With oil and gas prices reaching all time highs, something like a feeding frenzy is taking place across the entire oil and gas exploration and production industry. Nowhere is this more apparent than in drilling project partnerships being offered to individual investors. The number of people looking to make direct investments in drilling projects is increasing with every upward tic of the price of oil. As a result, drilling companies are raising their costs to independents and many royalty owners are raising their required stakes in new projects. At the same time new partnership offerings are coming out every week. Many are put together by new and inexperienced project managers. Oil and gas drilling projects have always come with risk. But in this hyper-environment, more and more high-risk deals are appearing. Potential investors are cautioned to look at these deals carefully.
Investors need a reasonable opportunity for reward versus their investment. My advice is to look at the potential payout of a proposed project versus your investment. You’ll need to do a little math to compare the risk/rewards associated with various project offerings:
Say you are being offered a 1.25% net revenue interest in a project for $90,000. For your investment to break even, the well will need to produce a total of $7,200,000 in revenue ($90,000/.0125 = $7,200,000). If oil averages $60 a barrel, and I don’t believe it will stay that high, your investment well will have to produce at least 120,000 barrels over its productive life ($7,200,000/$60 = 120,000 barrels). You can do the same math for gas or combination oil and gas projects using an anticipated price for thousand cubic feet of gas.
Now here’s the acid test: Look at the surrounding wells and see if any have yielded the amount of gas and/or oil your well will need to produce to return your investment.
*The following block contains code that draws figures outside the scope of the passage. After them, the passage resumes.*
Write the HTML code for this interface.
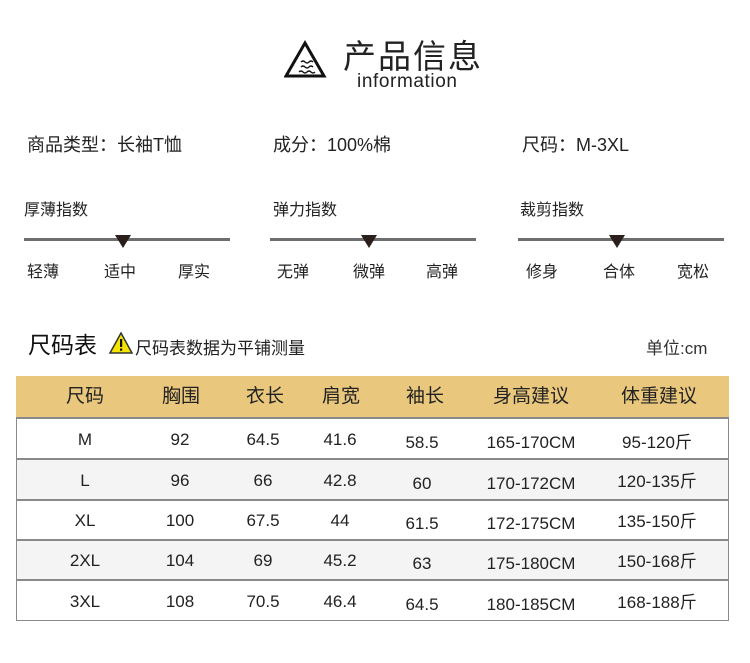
<!DOCTYPE html>
<html><head><meta charset="utf-8"><style>
body{margin:0;width:750px;height:663px;background:#fff;position:relative;overflow:hidden;font-family:"Liberation Sans","Noto Sans CJK SC",sans-serif;color:#222}
.a{position:absolute;white-space:nowrap}
.c{position:absolute;transform:translateX(-50%);white-space:nowrap;line-height:20px;top:0}
.line{position:absolute;height:3px;background:#6e6e6e}
.tri{position:absolute;width:0;height:0;border-left:8px solid transparent;border-right:8px solid transparent;border-top:13px solid #2a1f1a}
.r{position:absolute;left:0;font-size:17px;line-height:20px}
</style></head><body>
<svg class="a" style="left:284px;top:40px" width="46" height="40" viewBox="0 0 46 40">
<polygon points="21,3 40,36 2,36" fill="none" stroke="#111" stroke-width="3"/>
<path d="M17,22 q2,-2 4,0 t4,0 t4,0 M17,27 q2,-2 4,0 t4,0 t4,0 M15,32 q2,-2 4,0 t4,0 t4,0 t4,0" fill="none" stroke="#111" stroke-width="1.3"/>
</svg>
<div class="a" style="left:343px;top:30px;font-size:33px;letter-spacing:2px;color:#222">产品信息</div>
<div class="a" style="left:357px;top:70px;font-size:19px;line-height:24px;letter-spacing:0.6px;color:#222">information</div>

<div class="a" style="left:27px;top:131px;font-size:18px">商品类型：长袖T恤</div>
<div class="a" style="left:273px;top:131px;font-size:18px">成分：100%棉</div>
<div class="a" style="left:522px;top:131px;font-size:18px">尺码：M-3XL</div>

<div class="a" style="left:24px;top:196px;font-size:16px">厚薄指数</div>
<div class="a" style="left:273px;top:196px;font-size:16px">弹力指数</div>
<div class="a" style="left:520px;top:196px;font-size:16px">裁剪指数</div>
<div class="line" style="left:24px;top:238px;width:206px"></div>
<div class="line" style="left:270px;top:238px;width:206px"></div>
<div class="line" style="left:518px;top:238px;width:206px"></div>
<div class="tri" style="left:115px;top:235px"></div>
<div class="tri" style="left:361px;top:235px"></div>
<div class="tri" style="left:609px;top:235px"></div>
<div class="a" style="left:27px;top:258px;font-size:16px">轻薄</div>
<div class="a" style="left:104px;top:258px;font-size:16px">适中</div>
<div class="a" style="left:178px;top:258px;font-size:16px">厚实</div>
<div class="a" style="left:277px;top:258px;font-size:16px">无弹</div>
<div class="a" style="left:353px;top:258px;font-size:16px">微弹</div>
<div class="a" style="left:426px;top:258px;font-size:16px">高弹</div>
<div class="a" style="left:526px;top:258px;font-size:16px">修身</div>
<div class="a" style="left:603px;top:258px;font-size:16px">合体</div>
<div class="a" style="left:677px;top:258px;font-size:16px">宽松</div>

<div class="a" style="left:28px;top:326px;font-size:23px;color:#111">尺码表</div>
<svg class="a" style="left:109px;top:332px" width="24" height="22" viewBox="0 0 24 22"><polygon points="12,1 23,21 1,21" fill="#f5e400" stroke="#333" stroke-width="1.5"/><rect x="11" y="7" width="2.2" height="8" fill="#111"/><rect x="11" y="16.5" width="2.2" height="2.2" fill="#111"/></svg>
<div class="a" style="left:135px;top:334px;font-size:17px">尺码表数据为平铺测量</div>
<div class="a" style="left:646px;top:334px;font-size:17px;color:#333">单位:cm</div>

<div class="a" style="left:16px;top:376px;width:713px;height:41px;background:#e9c77c"></div>
<div class="a" style="left:16px;top:417px;width:711px;height:201px;border:1px solid #8a8a8a;border-top:2px solid #8a8a8a"></div>
<div class="a" style="left:17px;top:458px;width:711px;height:39px;background:#f4f4f4;border-top:2px solid #8a8a8a;border-bottom:2px solid #8a8a8a"></div>
<div class="a" style="left:17px;top:539px;width:711px;height:38px;background:#f4f4f4;border-top:2px solid #8a8a8a;border-bottom:2px solid #8a8a8a"></div>

<div class="r" style="top:387px;font-size:19px">
<span class="c" style="left:85px">尺码</span><span class="c" style="left:181px">胸围</span><span class="c" style="left:265px">衣长</span><span class="c" style="left:341px">肩宽</span><span class="c" style="left:425px">袖长</span><span class="c" style="left:531px">身高建议</span><span class="c" style="left:659px">体重建议</span>
</div>
<div class="r" style="top:430px">
<span class="c" style="left:85px">M</span><span class="c" style="left:180px">92</span><span class="c" style="left:263px">64.5</span><span class="c" style="left:340px">41.6</span><span class="c" style="left:422px;top:3px">58.5</span><span class="c" style="left:531px;top:3px">165-170CM</span><span class="c" style="left:657px;top:3px">95-120斤</span>
</div>
<div class="r" style="top:471px">
<span class="c" style="left:85px">L</span><span class="c" style="left:180px">96</span><span class="c" style="left:263px">66</span><span class="c" style="left:340px">42.8</span><span class="c" style="left:422px;top:3px">60</span><span class="c" style="left:531px;top:3px">170-172CM</span><span class="c" style="left:657px;top:1px">120-135斤</span>
</div>
<div class="r" style="top:511px">
<span class="c" style="left:85px">XL</span><span class="c" style="left:180px">100</span><span class="c" style="left:263px">67.5</span><span class="c" style="left:340px">44</span><span class="c" style="left:422px;top:3px">61.5</span><span class="c" style="left:531px;top:3px">172-175CM</span><span class="c" style="left:657px;top:1px">135-150斤</span>
</div>
<div class="r" style="top:551px">
<span class="c" style="left:85px">2XL</span><span class="c" style="left:180px">104</span><span class="c" style="left:263px">69</span><span class="c" style="left:340px">45.2</span><span class="c" style="left:422px;top:3px">63</span><span class="c" style="left:531px;top:3px">175-180CM</span><span class="c" style="left:657px;top:1px">150-168斤</span>
</div>
<div class="r" style="top:592px">
<span class="c" style="left:85px">3XL</span><span class="c" style="left:180px">108</span><span class="c" style="left:263px">70.5</span><span class="c" style="left:340px">46.4</span><span class="c" style="left:422px;top:3px">64.5</span><span class="c" style="left:531px;top:3px">180-185CM</span><span class="c" style="left:657px;top:1px">168-188斤</span>
</div>
</body></html>
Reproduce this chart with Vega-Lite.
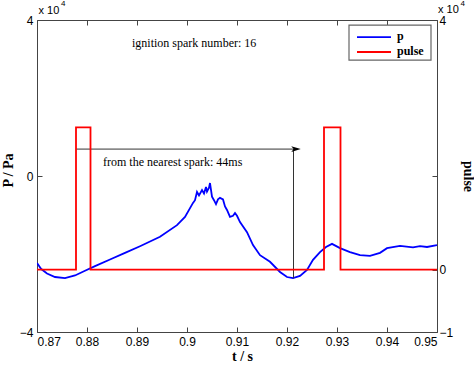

In this example we used some very optimistic valuations for oil and gas. It probably makes more sense to use pricing numbers like $30 per barrel oil and/or $3 gas. You may want to be even more conservative with your expected price for oil and gas. When the speculative bubble pops, and it surely will, you want to be in deals that still make sense. Of course, if the project does pass the acid test, you still need to examine the geology to evaluate the risk of whether the proposed well is likely to produce at all. And you’ll want be very comfortable that the managing partner has the reputation and industry experience to be a good partner.